The Counter-Argument: The Risk of the Unknown
To be fair to the establishment, the “sleeper ticket” approach carries an inherent risk: instability. Governance is not a campaign slogan. The transition from being an outsider to managing a state budget that fluctuates by billions based on the price of Brent Crude is a brutal learning curve. Opponents of the Heilala/Sumner move would argue that in a time of global economic instability, Alaska cannot afford a “learning experience” in the Governor’s mansion. They argue that Dahlstrom’s institutional memory is not “baggage,” but an essential asset for maintaining stability in the North.
The Economic Friction Point
To understand the gravity of this political shuffle, we have to look at the numbers. Alaska’s reliance on the Permanent Fund is a double-edged sword. While it provides a safety net, it also creates a political environment where the “Dividend” (PFD) often outweighs long-term infrastructure investment in the minds of the electorate.

| Fiscal Priority | Establishment View (Dahlstrom) | Sleeper Ticket Potential |
|---|---|---|
| PFD Distribution | Balanced with state budget needs | Potential for populist increases |
| Resource Extraction | Aggressive expansion/deregulation | Strategic, diversified energy approach |
| Federal Relations | Adversarial/Sovereignty-focused | Collaborative/Grant-seeking |
This isn’t just a table of preferences; it’s a map of the state’s future. If the sleeper ticket gains traction, we could see a shift toward a more collaborative relationship with the federal government, specifically regarding environmental regulations and climate adaptation grants. This would be a seismic shift from the “Alaska First” isolationism that has dominated the state’s rhetoric for the last decade.

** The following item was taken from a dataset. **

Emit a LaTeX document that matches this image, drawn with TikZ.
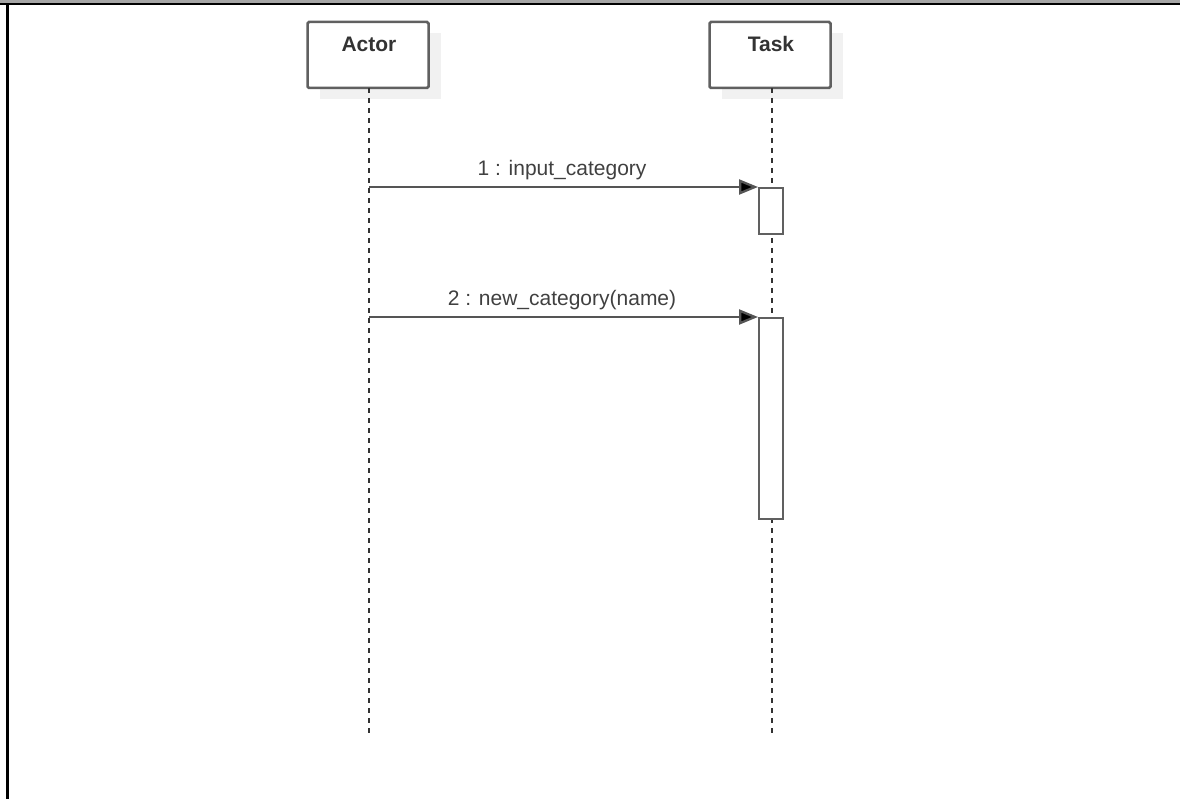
\documentclass[tikz,border=0pt]{standalone}
\usepackage{fontspec}
\setmainfont{Liberation Sans}
\usetikzlibrary{arrows.meta}
\definecolor{linegray}{HTML}{555555}
\definecolor{boxgray}{HTML}{606060}
\definecolor{shadowgray}{HTML}{F1F1F1}
\definecolor{txtgray}{HTML}{404040}
\tikzset{
  objbox/.style={draw=boxgray, line width=2.5pt, fill=white, rounded corners=1.5pt, minimum width=121pt, minimum height=66pt, inner sep=0pt},
  objshadow/.style={fill=shadowgray, draw=none, minimum width=121pt, minimum height=66pt, inner sep=0pt},
  objlabel/.style={font=\fontsize{21}{25}\selectfont\bfseries, text=black!80},
  lifeline/.style={draw=black!80, line width=1.4pt, dash pattern=on 5pt off 5pt},
  actbox/.style={draw=boxgray, line width=2.3pt, fill=white, minimum width=24pt, inner sep=0pt},
  msg/.style={draw=linegray, line width=2.3pt, -{Triangle[length=19pt,width=15pt,fill=black]}},
  msglabel/.style={font=\fontsize{21}{25}\selectfont, text=txtgray}
}
\begin{document}
\begin{tikzpicture}[x=1pt,y=-1pt]
\useasboundingbox (0,0) rectangle (1180,799);
% frame
\fill[black!35] (0,0) rectangle (1180,3);
\fill[black] (0,3) rectangle (1180,5.5);
\fill[black] (6,3) rectangle (8.5,799);
% shadows
\node[objshadow] (ashadow) at (380,66) {};
\node[objshadow] (tshadow) at (782,66) {};
% object boxes
\node[objbox] (actor) at (368,55) {};
\node[objlabel] (actorlbl) at (369,44) {Actor};
\node[objbox] (task) at (770,55) {};
\node[objlabel] (tasklbl) at (771,44) {Task};
% lifeline ends
\coordinate (aend) at (369,735);
\coordinate (tend) at (772,735);
\draw[lifeline] (369,88) -- (aend);
\draw[lifeline] (772,88) -- (tend);
% activation boxes
\node[actbox, minimum height=46pt, anchor=north west] (act1) at (758,187) {};
\node[actbox, minimum height=201pt, anchor=north west] (act2) at (758,317) {};
% messages
\coordinate (m1s) at (369,187);
\coordinate (m2s) at (369,317);
\draw[msg] (m1s) -- (act1.north west);
\draw[msg] (m2s) -- (act2.north west);
\node[msglabel] (l1) at (562,170) {1 : input\_category};
\node[msglabel] (l2) at (562,300) {2 : new\_category(name)};
\end{tikzpicture}
\end{document}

The real “minefield” here isn’t the candidates themselves, but the expectations they create. In Alaska, the distance between a political promise and a realized project is often a thousand miles of wilderness and ten years of litigation. The winner won’t be the person who knows the most people in Juneau, but the person who can convince the people *outside* Juneau that they aren’t being forgotten.
As the dust settles on this cycle, the question remains: is Alaska ready for a new architectural approach to power, or will it retreat into the comfort of the known?